"We do not demand a full withdrawal before normalization begins, nor do we say the opposite, that is, normalization before a full withdrawal," the important Egyptian publicist Mohammed Sid Ahmed wrote on Thursday in the Cairo daily Al-Ahram. "Interim solutions have to be found that will satisfy both sides."
Sid Ahmed is proposing a program of stages, such as will provide a "dose" of normalization for every "dose" of withdrawal. His proposal tries to bypass the most dangerous landmine of the Saudi initiative, namely that the refusal of even one Arab state is enough to torpedo the entire initiative, as the resolutions of the summit meeting have to be passed unanimously.

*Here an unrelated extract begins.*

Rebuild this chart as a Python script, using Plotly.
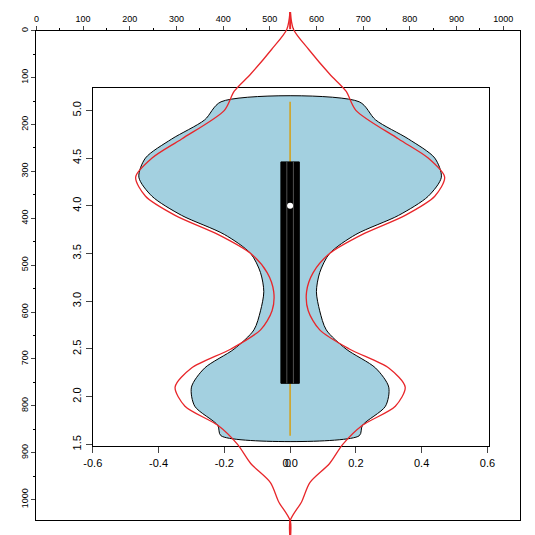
import plotly.graph_objects as go

# violin outline (half widths) in inner data units
violin_y = [1.59, 1.7, 1.9, 2.1, 2.3, 2.5, 2.7, 2.9, 3.1, 3.3, 3.5, 3.7, 3.9, 4.1, 4.3, 4.5, 4.7, 4.9, 5.09]
violin_w = [0.21, 0.22, 0.29, 0.30, 0.26, 0.17, 0.11, 0.09, 0.08, 0.09, 0.12, 0.20, 0.33, 0.42, 0.46, 0.44, 0.36, 0.26, 0.21]

# red density curve, spans whole page
dens_y = [0.5, 0.7, 0.9, 1.1, 1.3, 1.5, 1.7, 1.9, 2.1, 2.3, 2.5, 2.7, 2.9, 3.1, 3.3, 3.5, 3.7, 3.9, 4.1, 4.3, 4.5, 4.7, 5.0, 5.2, 5.38, 5.64, 5.85, 6.05]
dens_w = [0.0, 0.0, 0.035, 0.06, 0.12, 0.16, 0.22, 0.32, 0.35, 0.30, 0.18, 0.09, 0.055, 0.05, 0.07, 0.12, 0.22, 0.35, 0.44, 0.47, 0.42, 0.33, 0.20, 0.17, 0.12, 0.056, 0.01, 0.0]

box_q1, box_q3, box_med = 2.14, 4.46, 4.0
whisk_lo, whisk_hi = 1.59, 5.09

fig = go.Figure()

# hidden outer-axes trace so the outer frame renders first (underneath)
fig.add_trace(go.Scatter(x=[0], y=[0], mode="markers", marker=dict(opacity=0),
                         xaxis="x2", yaxis="y2"))

vx = [-w for w in violin_w] + [w for w in violin_w[::-1]] + [-violin_w[0]]
vy = violin_y + violin_y[::-1] + [violin_y[0]]
fig.add_trace(go.Scatter(x=vx, y=vy, fill="toself", fillcolor="#a3d0e0",
                         line=dict(color="black", width=1, shape="spline", smoothing=0.8),
                         mode="lines", xaxis="x", yaxis="y"))
fig.add_trace(go.Scatter(x=[0, 0], y=[whisk_lo, whisk_hi], mode="lines",
                         line=dict(color="#d4a017", width=1.5), xaxis="x", yaxis="y"))
fig.add_trace(go.Scatter(x=[-0.028, 0.028, 0.028, -0.028, -0.028],
                         y=[box_q1, box_q1, box_q3, box_q3, box_q1],
                         fill="toself", fillcolor="black", mode="lines",
                         line=dict(color="black", width=1), xaxis="x", yaxis="y"))
for bx in [-0.01, 0.01]:
    fig.add_trace(go.Scatter(x=[bx, bx], y=[box_q1, box_q3], mode="lines",
                             line=dict(color="#888888", width=0.6), xaxis="x", yaxis="y"))
fig.add_trace(go.Scatter(x=[0], y=[box_med], mode="markers",
                         marker=dict(color="white", size=6), xaxis="x", yaxis="y"))

# red curve on full-page overlay axes
red = dict(color="#e8262a", width=1.3, shape="spline", smoothing=0.8)
fig.add_trace(go.Scatter(x=[-w for w in dens_w], y=dens_y, mode="lines",
                         line=red, xaxis="x3", yaxis="y3"))
fig.add_trace(go.Scatter(x=dens_w, y=dens_y, mode="lines",
                         line=red, xaxis="x3", yaxis="y3"))
fig.add_trace(go.Scatter(x=[0, 0], y=[0.4, 0.7], mode="lines",
                         line=dict(color="#e8262a", width=2), xaxis="x3", yaxis="y3"))
fig.add_trace(go.Scatter(x=[0, 0], y=[5.85, 6.2], mode="lines",
                         line=dict(color="#e8262a", width=2), xaxis="x3", yaxis="y3"))

tf = dict(family="Liberation Sans, Arial", size=11, color="black")
sf = dict(family="Liberation Sans, Arial", size=9, color="black")
H = 535.0
fig.update_layout(
    width=535, height=535, margin=dict(l=0, r=0, t=0, b=0),
    paper_bgcolor="white", plot_bgcolor="rgba(0,0,0,0)", showlegend=False,
    xaxis=dict(domain=[78 / H, 486 / H], range=[-0.6, 0.606], anchor="y",
               tickvals=[-0.6, -0.4, -0.2, 0, 0.2, 0.4, 0.6],
               ticktext=["-0.6", "-0.4", "-0.2", "0.0", "0.2", "0.4", "0.6"],
               ticks="outside", ticklen=6, showgrid=False, zeroline=False,
               showline=True, linecolor="black", mirror=True, tickfont=tf),
    yaxis=dict(domain=[1 - 441 / H, 1 - 77 / H], range=[1.479, 5.236], anchor="x",
               tickvals=[1.5, 2, 2.5, 3, 3.5, 4, 4.5, 5],
               ticktext=["1.5", "2.0", "2.5", "3.0", "3.5", "4.0", "4.5", "5.0"],
               tickangle=-90, ticks="outside", ticklen=6, showgrid=False, zeroline=False,
               showline=True, linecolor="black", mirror=True, tickfont=tf),
    xaxis2=dict(domain=[20 / H, 518 / H], range=[0, 1037], side="top", anchor="y2",
                tickvals=list(range(0, 1001, 100)), ticks="outside",
                ticklen=4, showgrid=False, zeroline=False, showline=True,
                linecolor="black", mirror=True, tickfont=sf,
                minor=dict(dtick=50, ticks="outside", ticklen=2, tickcolor="black")),
    yaxis2=dict(domain=[1 - 516 / H, 1 - 19 / H], range=[1044, 0], anchor="x2",
                tickvals=list(range(0, 1001, 100)), tickangle=-90,
                ticks="outside", ticklen=4, showgrid=False, zeroline=False,
                showline=True, linecolor="black", mirror=True, tickfont=sf,
                minor=dict(dtick=50, ticks="outside", ticklen=2, tickcolor="black")),
    xaxis3=dict(domain=[0, 1], range=[-0.831, 0.751], visible=False, anchor="y3"),
    yaxis3=dict(domain=[0, 1], range=[0.509, 6.03], visible=False, anchor="x3"),
)

# overlapping secondary labels as in the reference
for v in [2, 3, 4, 5]:
    fig.add_annotation(x=-0.62, y=v - 0.03, xref="x", yref="y", text=str(v), showarrow=False,
                       textangle=-90, font=tf, xanchor="right")
fig.add_annotation(x=-0.006, y=1.479, xref="x", yref="y", text="0", showarrow=False,
                   font=tf, yanchor="top", yshift=-9)

fig.write_html("out.html")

However, in the course of the extensive discussion of the Saudi plan that has been going on for some weeks now, another, equally important issue has also been overlooked. The handling of the Israeli-Palestinian conflict has now passed to the Arab states. It was Saudi Arabia, in coordination with Egypt and Jordan, that created this new axis of discussion between the Arab states and the United States, Europe and Russia; and Syria that insisted on amending the original formulation, to replace the term "full normalization" with the term "full peace," and all this without asking Palestinian leader Yasser Arafat what he thinks. As though this were an infant whose parents are the only ones permitted to act for him and in his name.
Similarly, in the public discussion of the initiative, whether in the Arab press or in interview programs on satellite television, the main spokesmen are not Palestinians but Arab intellectuals who put forward Arab - not necessarily Palestinian - opinions. It's as though the initiative has nothing to do with Arafat's status or with resolving the conflict between the Palestinians and Israel.
"That impression is not mistaken," says an Egyptian publicist. "We have been writing for a few weeks now that this intifada is not leading anywhere." The chairman of the foreign relations committee of the Egyptian parliament made it clear in a trenchant article that a shift was needed in the form of talk about negotiations instead of about the continuation of the fighting; and the opposition, for its part, is accusing the supporters of the initiative of wanting American money.
"That is true," the publicist says. "The Arab states have interests that are unrelated to the Palestinian problem, and they were what generated the turn according to which the axis of the discussion now is now between the Arab states and the Americans. In the past few days it has even seemed to some people that the worse things are for the Palestinians, the greater the Arab influence becomes."
The two latest examples are Resolution 1397, passed last week by the Security Council of the United Nations, which recognizes a future Palestinian state alongside Israel, and the harsh rhetoric leveled by President Bush at Israel for its policy in the territories.
Apparently even the question of whether Arafat will be allowed to leave the territories and attend the summit meeting in Beirut is no longer especially interesting. Saddam Hussein, too, does not attend summits, and his absence does not stop the Arab leaders from holding discussions about Iraq or adopting a uniform policy in connection with the Baghdad regime. Moreover, it looks as though precisely if Israel keeps Arafat from attending the summit meeting, his empty chair will oblige the participants in the conference to make some sort of political gesture toward the Palestinians - further compensation for the political, in addition to the human, suffering the Palestinians are enduring.
"An Arab leader who is under siege, or a leader who is absent from an Arab event, draws greater attention than a leader who is present," says the Egyptian publicist. "Suddenly everyone is anxious about his honor and everyone is committed to the effort on his behalf. They all become his loyal representatives."
If Arafat does not attend the summit, the Arab leaders will this time be the representatives of Palestine as an Arab problem and not Palestine as Arafat's problem. They may take the negotiations into their own hands in Arafat's name. They apparently understand what Israel has so far failed to grasp. They are not waiting for the next generation or for the third generation of the Palestinians to conduct negotiations with Israel. Because the coming generations are liable to rebel not only against Arafat, but against the Arab world itself and create a government of juntas that will resonate throughout the Arab world. The Arab leaders, split among themselves, like external harmony that preserves the status quo and respects what has long endured and is rich. The next generation of Palestinians is liable not to accept the rules of the club, or to run roughshod over it.